Gay life has always existed outside of large urban areas, but generally in secret and hidden from public view. As Nan Alamilla Boyd and Horacio N. Roque Ramírez state in their book Bodies of Evidence: The Practice of Queer Oral History, “Recognizing that queer histories often go unmentioned in mainstream historical texts, activists and scholars have used a variety of methods to gather data and, thus, evidence of the existence of queer lives.” This book uses oral histories to understand and document the history of the development of the LGBTQ community in central Pennsylvania. More specifically, it takes up a suggestion from Bodies of Evidence that “oral history transcripts might allow historians to comprehend better how a person or group of people make sense today of successful or disappointing experiences that took place years ago.” Like Making History: The Struggle for Gay and Lesbian Equal Rights, 1945–1990, by Eric Marcus, Out in Central Pennsylvania uses oral histories and an assortment of recollections to represent “a cross section of people, from high-profile leaders to little-known and largely forgotten contributors,” who built this community.

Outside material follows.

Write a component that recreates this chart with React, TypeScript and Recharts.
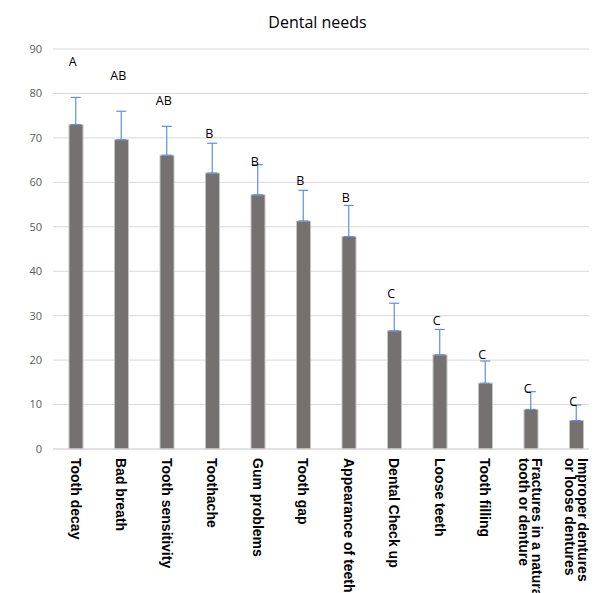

The communities that settled in the fertile lands of central Pennsylvania still remain embedded in their agricultural and industrial past and retain their religious inheritances. Like much of the rural United States, many families in the region hold morally conservative values. Growing up gay or lesbian in a smalltown environment in central Pennsylvania meant that many people never had the opportunity to have homosexuality explained or even acknowledged. Many, too, endured discrimination and harassment. Without the benefit of urban attitudes, protections, amenities, or defined neighborhoods, sexual minorities in central Pennsylvania had no choice but to find other ways to unite and build their community. LGBTQ residents of small cities and towns such as Lancaster, Harrisburg, Lebanon, Williamsport, State College, and York formed grassroots support organizations that reached gay people beyond the bar scene.

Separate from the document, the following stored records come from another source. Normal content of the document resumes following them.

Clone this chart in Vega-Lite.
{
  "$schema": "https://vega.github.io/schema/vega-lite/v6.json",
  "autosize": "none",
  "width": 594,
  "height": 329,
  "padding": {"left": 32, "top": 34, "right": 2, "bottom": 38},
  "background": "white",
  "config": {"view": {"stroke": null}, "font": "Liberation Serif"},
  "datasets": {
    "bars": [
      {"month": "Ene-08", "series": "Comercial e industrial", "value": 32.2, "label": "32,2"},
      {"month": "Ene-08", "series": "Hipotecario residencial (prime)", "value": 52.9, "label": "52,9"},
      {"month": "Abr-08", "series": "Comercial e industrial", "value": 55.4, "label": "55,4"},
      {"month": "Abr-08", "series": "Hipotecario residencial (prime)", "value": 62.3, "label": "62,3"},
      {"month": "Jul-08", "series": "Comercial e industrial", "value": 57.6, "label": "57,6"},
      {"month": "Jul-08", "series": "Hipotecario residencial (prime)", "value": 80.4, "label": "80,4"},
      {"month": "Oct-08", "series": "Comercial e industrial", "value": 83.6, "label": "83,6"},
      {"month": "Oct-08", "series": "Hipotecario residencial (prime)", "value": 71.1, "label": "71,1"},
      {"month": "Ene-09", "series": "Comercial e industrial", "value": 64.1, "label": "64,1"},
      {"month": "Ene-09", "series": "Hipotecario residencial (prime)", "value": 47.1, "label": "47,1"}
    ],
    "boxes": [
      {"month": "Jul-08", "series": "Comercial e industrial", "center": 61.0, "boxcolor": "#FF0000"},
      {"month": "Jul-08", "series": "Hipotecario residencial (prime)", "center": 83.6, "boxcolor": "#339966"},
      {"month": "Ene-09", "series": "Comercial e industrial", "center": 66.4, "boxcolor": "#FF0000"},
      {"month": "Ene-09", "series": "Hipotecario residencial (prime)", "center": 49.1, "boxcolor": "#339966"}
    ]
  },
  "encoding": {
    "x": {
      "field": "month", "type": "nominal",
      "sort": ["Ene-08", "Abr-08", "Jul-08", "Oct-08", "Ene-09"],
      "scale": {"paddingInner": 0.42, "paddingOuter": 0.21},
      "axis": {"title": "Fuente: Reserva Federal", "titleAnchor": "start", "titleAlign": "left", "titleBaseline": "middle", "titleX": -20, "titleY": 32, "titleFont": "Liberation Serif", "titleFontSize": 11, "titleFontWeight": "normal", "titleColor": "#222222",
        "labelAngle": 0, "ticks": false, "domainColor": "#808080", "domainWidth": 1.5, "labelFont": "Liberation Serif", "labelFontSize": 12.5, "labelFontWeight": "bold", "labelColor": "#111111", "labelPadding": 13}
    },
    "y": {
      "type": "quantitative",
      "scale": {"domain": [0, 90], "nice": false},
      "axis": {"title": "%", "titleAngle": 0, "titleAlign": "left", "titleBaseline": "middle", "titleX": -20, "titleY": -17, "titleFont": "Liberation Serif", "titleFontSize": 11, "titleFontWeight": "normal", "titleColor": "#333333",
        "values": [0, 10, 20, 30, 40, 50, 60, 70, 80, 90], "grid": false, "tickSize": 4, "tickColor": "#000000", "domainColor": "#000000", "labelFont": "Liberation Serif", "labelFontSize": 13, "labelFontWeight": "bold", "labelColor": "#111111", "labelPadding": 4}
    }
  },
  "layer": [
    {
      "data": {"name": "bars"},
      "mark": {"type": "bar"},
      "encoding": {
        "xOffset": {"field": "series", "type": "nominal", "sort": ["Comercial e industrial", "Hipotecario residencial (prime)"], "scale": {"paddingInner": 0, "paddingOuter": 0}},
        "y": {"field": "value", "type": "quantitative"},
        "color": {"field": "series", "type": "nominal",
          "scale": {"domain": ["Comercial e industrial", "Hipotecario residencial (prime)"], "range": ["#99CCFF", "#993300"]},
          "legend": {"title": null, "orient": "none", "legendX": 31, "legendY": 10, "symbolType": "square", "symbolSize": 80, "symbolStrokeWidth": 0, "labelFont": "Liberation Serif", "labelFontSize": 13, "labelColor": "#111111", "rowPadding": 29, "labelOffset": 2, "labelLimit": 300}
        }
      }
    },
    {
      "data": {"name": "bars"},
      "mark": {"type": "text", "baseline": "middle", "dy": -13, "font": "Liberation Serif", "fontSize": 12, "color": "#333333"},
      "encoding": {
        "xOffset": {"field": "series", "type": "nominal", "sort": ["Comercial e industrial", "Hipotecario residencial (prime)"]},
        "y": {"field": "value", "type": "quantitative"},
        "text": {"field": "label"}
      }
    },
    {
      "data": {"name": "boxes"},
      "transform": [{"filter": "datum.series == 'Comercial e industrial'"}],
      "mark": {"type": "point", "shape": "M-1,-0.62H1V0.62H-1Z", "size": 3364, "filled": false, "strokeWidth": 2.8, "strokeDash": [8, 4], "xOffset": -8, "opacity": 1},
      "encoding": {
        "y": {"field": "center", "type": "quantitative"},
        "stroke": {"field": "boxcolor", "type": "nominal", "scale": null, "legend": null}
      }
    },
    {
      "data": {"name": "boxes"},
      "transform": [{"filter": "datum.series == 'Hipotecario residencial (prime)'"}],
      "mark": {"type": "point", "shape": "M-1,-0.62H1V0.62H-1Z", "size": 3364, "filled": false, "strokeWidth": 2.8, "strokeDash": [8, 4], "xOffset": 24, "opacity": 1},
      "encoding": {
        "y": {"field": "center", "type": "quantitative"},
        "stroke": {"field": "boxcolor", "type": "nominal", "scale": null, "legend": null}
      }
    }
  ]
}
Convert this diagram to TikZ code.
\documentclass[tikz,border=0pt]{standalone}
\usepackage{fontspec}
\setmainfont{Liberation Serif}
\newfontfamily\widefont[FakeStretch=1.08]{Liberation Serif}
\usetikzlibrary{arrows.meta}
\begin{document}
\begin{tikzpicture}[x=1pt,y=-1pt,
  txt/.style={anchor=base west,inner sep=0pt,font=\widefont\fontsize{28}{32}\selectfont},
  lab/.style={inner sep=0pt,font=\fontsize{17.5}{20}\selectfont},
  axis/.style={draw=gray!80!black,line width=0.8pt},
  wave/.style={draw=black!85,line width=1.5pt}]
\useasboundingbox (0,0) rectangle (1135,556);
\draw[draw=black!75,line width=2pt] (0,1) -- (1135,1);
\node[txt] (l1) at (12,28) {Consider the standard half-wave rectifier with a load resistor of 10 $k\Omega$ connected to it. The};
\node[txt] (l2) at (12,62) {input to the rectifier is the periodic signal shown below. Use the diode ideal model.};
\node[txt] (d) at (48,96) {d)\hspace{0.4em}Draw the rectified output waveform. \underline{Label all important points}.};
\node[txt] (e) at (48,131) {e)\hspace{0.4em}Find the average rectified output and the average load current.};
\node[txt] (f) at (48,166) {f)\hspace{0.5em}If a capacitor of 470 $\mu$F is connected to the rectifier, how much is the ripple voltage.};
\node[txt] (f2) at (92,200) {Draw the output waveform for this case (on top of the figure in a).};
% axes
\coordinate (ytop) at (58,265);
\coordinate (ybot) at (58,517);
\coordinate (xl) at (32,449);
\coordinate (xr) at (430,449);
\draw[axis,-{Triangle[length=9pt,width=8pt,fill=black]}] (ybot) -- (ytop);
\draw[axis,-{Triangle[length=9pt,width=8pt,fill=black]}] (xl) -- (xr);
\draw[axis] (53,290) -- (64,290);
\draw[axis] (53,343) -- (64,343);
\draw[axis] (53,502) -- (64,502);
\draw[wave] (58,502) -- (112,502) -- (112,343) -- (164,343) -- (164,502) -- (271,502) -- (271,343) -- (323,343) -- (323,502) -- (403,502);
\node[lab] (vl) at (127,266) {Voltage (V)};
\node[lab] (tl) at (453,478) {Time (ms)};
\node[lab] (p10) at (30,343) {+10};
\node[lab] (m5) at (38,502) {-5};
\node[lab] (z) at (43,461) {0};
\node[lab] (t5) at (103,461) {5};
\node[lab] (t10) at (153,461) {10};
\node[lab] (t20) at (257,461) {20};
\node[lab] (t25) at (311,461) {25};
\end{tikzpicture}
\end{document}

The primary focus of this book is the region generally known as southcentral Pennsylvania, or the Lower Susquehanna Valley. The geographic range of this book occasionally ventures beyond this territory to provide a broader context, but the primary area of study comprises the three small cities that are the heart of this region: Lancaster, York, and Harrisburg, with their populations of 59,000, 43,000, and 49,000, respectively, as of 2018. These cities are in turn surrounded by associated suburbs and other small boroughs and towns. The Susquehanna River is a defining geographic feature, as are the mountains of the Alleghenies, which provide a picturesque forested break in the landscape from towns and farms.

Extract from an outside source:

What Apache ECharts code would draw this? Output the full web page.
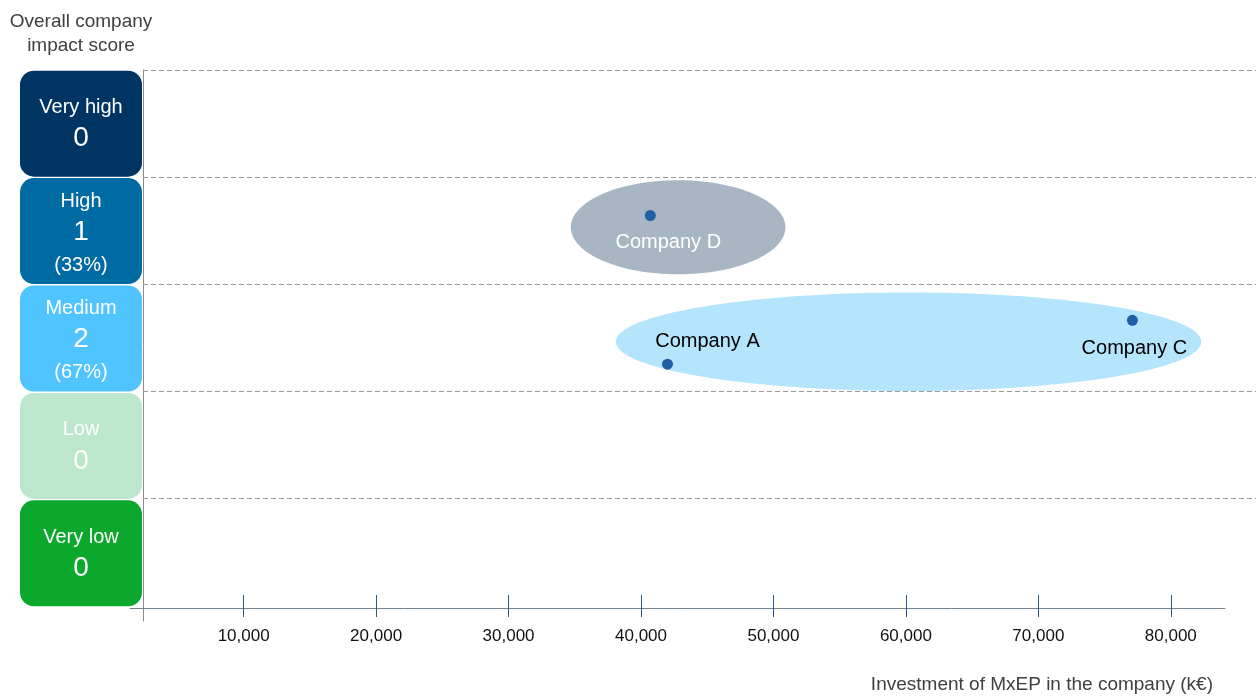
<!DOCTYPE html>
<html>
<head>
<meta charset="utf-8">
<script src="https://cdn.jsdelivr.net/npm/echarts@6/dist/echarts.min.js"></script>
<style>
  html, body { margin: 0; padding: 0; background: #ffffff; }
  #chart { width: 1256px; height: 696px; }
</style>
</head>
<body>
<div id="chart"></div>
<script>
// Impact score levels (bottom to top) and how many companies fall in each
const scoreLevels = ['Very low', 'Low', 'Medium', 'High', 'Very high'];
const companyCounts = [0, 0, 2, 1, 0];

// Portfolio companies: investment (k€) and vertical position inside their score band
const companies = ['Company A', 'Company C', 'Company D'];
const investment = [42000, 77100, 40700];
const impactPosition = [2.25, 2.66, 3.64];

// Grouping ellipses: centre and half-extent in data units
const groupCenterX = [60200, 42800];
const groupCenterY = [2.46, 3.53];
const groupHalfWidth = [22100, 8100];
const groupHalfHeight = [0.46, 0.44];

// Labelled ticks on the investment axis
const xTickValues = [10000, 20000, 30000, 40000, 50000, 60000, 70000, 80000];

// ---- styling -------------------------------------------------------------
const FONT = '"Liberation Sans", Arial, sans-serif';
const levelColors = {
  'Very low': '#0ca82d',
  'Low': '#bde7cd',
  'Medium': '#4fc4ff',
  'High': '#006ba3',
  'Very high': '#003462'
};
const groupColors = ['#b5e4fd', '#a8b6c4'];
const labelStyle = {
  'Company A': { position: 'top', offset: [40, -2], color: '#000000' },
  'Company C': { position: 'bottom', offset: [2, 8], color: '#000000' },
  'Company D': { position: 'bottom', offset: [18, 6], color: '#ffffff' }
};

// Shared horizontal scale: plot starts at 2,400 k€ and each pixel spans 75.5 k€
const X_START = 2400;
const UNITS_PER_PX = 75.5;
const PLOT_LEFT = 143;
const PLOT_WIDTH = 1256 - PLOT_LEFT;
const AXIS_LEFT = 130;
const AXIS_WIDTH = 1225 - AXIS_LEFT;
const axisMin = X_START - (PLOT_LEFT - AXIS_LEFT) * UNITS_PER_PX;

const total = companyCounts.reduce((a, b) => a + b, 0);

const boxData = scoreLevels.map((lvl, i) => ({
  name: lvl,
  value: 1,
  itemStyle: { color: levelColors[lvl] },
  // three-line labels sit slightly low in their box
  label: companyCounts[i] > 0 ? { padding: [6, 0, 0, 0] } : {}
}));

const pointData = companies.map((name, i) => ({
  name: name,
  value: [investment[i], impactPosition[i]],
  label: {
    show: true,
    formatter: '{b}',
    position: labelStyle[name].position,
    offset: labelStyle[name].offset,
    color: labelStyle[name].color,
    fontSize: 20,
    fontFamily: FONT
  }
}));

const groupData = groupCenterX.map((cx, i) => [cx, groupCenterY[i], groupHalfWidth[i], groupHalfHeight[i]]);

const chart = echarts.init(document.getElementById('chart'), null, { renderer: 'canvas' });

chart.setOption({
  animation: false,
  backgroundColor: '#ffffff',
  textStyle: { fontFamily: FONT },
  title: [
    {
      text: 'Overall company\nimpact score',
      left: 76,
      top: 5,
      textAlign: 'center',
      textStyle: { fontSize: 19, fontWeight: 'normal', color: '#404040', lineHeight: 24, fontFamily: FONT }
    },
    {
      text: 'Investment of MxEP in the company (k€)',
      right: 38,
      top: 670,
      textStyle: { fontSize: 19, fontWeight: 'normal', color: '#404040', fontFamily: FONT }
    }
  ],
  grid: [
    // plot area with gridlines, ellipses and points
    { left: PLOT_LEFT, width: PLOT_WIDTH, top: 70, height: 551 },
    // investment axis
    { left: AXIS_LEFT, width: AXIS_WIDTH, top: 70, height: 538 },
    // score level boxes
    { left: 20, width: 122, top: 70, height: 537 }
  ],
  xAxis: [
    {
      gridIndex: 0, type: 'value',
      min: X_START, max: X_START + PLOT_WIDTH * UNITS_PER_PX,
      show: false
    },
    {
      gridIndex: 1, type: 'value', position: 'bottom',
      min: axisMin, max: axisMin + AXIS_WIDTH * UNITS_PER_PX,
      axisLine: { show: true, lineStyle: { color: '#75838f', width: 1 } },
      axisTick: { show: true, customValues: xTickValues, length: 9, lineStyle: { color: '#2a5a8c', width: 1 } },
      axisLabel: {
        show: true, customValues: xTickValues, margin: 20,
        fontSize: 17, color: '#111111', fontFamily: FONT,
        formatter: v => v.toLocaleString('en-US')
      },
      splitLine: { show: false }
    },
    {
      gridIndex: 1, type: 'value', position: 'bottom',
      min: axisMin, max: axisMin + AXIS_WIDTH * UNITS_PER_PX,
      axisLine: { show: false },
      axisTick: { show: true, inside: true, customValues: xTickValues, length: 13, lineStyle: { color: '#2a5a8c', width: 1 } },
      axisLabel: { show: false },
      splitLine: { show: false }
    },
    {
      gridIndex: 2, type: 'value', min: 0, max: 1, show: false
    }
  ],
  yAxis: [
    {
      gridIndex: 0, type: 'value', min: -0.15, max: 5,
      axisLine: { show: true, lineStyle: { color: '#8c8c8c', width: 1 } },
      axisTick: { show: false },
      axisLabel: { show: false },
      splitLine: { show: false }
    },
    {
      gridIndex: 1, type: 'value', min: 0, max: 5, show: false
    },
    {
      gridIndex: 2, type: 'category', data: scoreLevels, show: false
    }
  ],
  series: [
    {
      type: 'custom',
      xAxisIndex: 0, yAxisIndex: 0,
      silent: true,
      data: groupData,
      renderItem: function (params, api) {
        const c = api.coord([api.value(0), api.value(1)]);
        const s = api.size([api.value(2), api.value(3)]);
        return {
          type: 'ellipse',
          shape: { cx: c[0], cy: c[1], rx: s[0], ry: s[1] },
          style: { fill: groupColors[params.dataIndex] }
        };
      },
      markLine: {
        silent: true,
        symbol: 'none',
        label: { show: false },
        lineStyle: { color: '#9a9a9a', type: [5, 3], width: 1 },
        data: [1, 2, 3, 4, 5].map(v => ({ yAxis: v }))
      }
    },
    {
      type: 'scatter',
      xAxisIndex: 0, yAxisIndex: 0,
      symbol: 'circle',
      symbolSize: 11,
      itemStyle: { color: '#1f5fa6', opacity: 1 },
      data: pointData
    },
    {
      type: 'bar',
      xAxisIndex: 3, yAxisIndex: 2,
      barWidth: 106,
      silent: true,
      itemStyle: { borderRadius: 14 },
      data: boxData,
      label: {
        show: true,
        position: 'inside',
        color: '#ffffff',
        fontFamily: FONT,
        formatter: function (p) {
          const n = companyCounts[p.dataIndex];
          let txt = '{n|' + p.name + '}\n{c|' + n + '}';
          if (n > 0) txt += '\n{p|(' + Math.round(n / total * 100) + '%)}';
          return txt;
        },
        rich: {
          n: { fontSize: 20, lineHeight: 30, color: '#ffffff', fontFamily: FONT },
          c: { fontSize: 28, lineHeight: 32, color: '#ffffff', fontFamily: FONT },
          p: { fontSize: 20, lineHeight: 34, color: '#ffffff', fontFamily: FONT }
        }
      }
    }
  ]
});
</script>
</body>
</html>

Harrisburg, York, and Lancaster have been sanctuaries, in some ways, offering more liberal politics and inclusive communities. But beyond these areas, hostility often remains acute. Out of this inhospitable environment, both urban and rural, have emerged brave pioneer gay and lesbian activists who managed to find one another, create networks, and build a community that enhanced the quality of life in the region.

The stories chronicled in this book are of coming out, contending with family reactions, navigating bars and social life from the 1960s to the 1980s, facing AIDS, and dealing with a culturally conservative society. They tell how the LGBTQ residents of central Pennsylvania organized for their civil rights protections and how they secured their quality of life. Amid inequities, harassment, and discrimination, courageous but unheralded leaders stepped forward to create social networks and political organizations that would ensure their treatment as citizens with equal dignity under the law.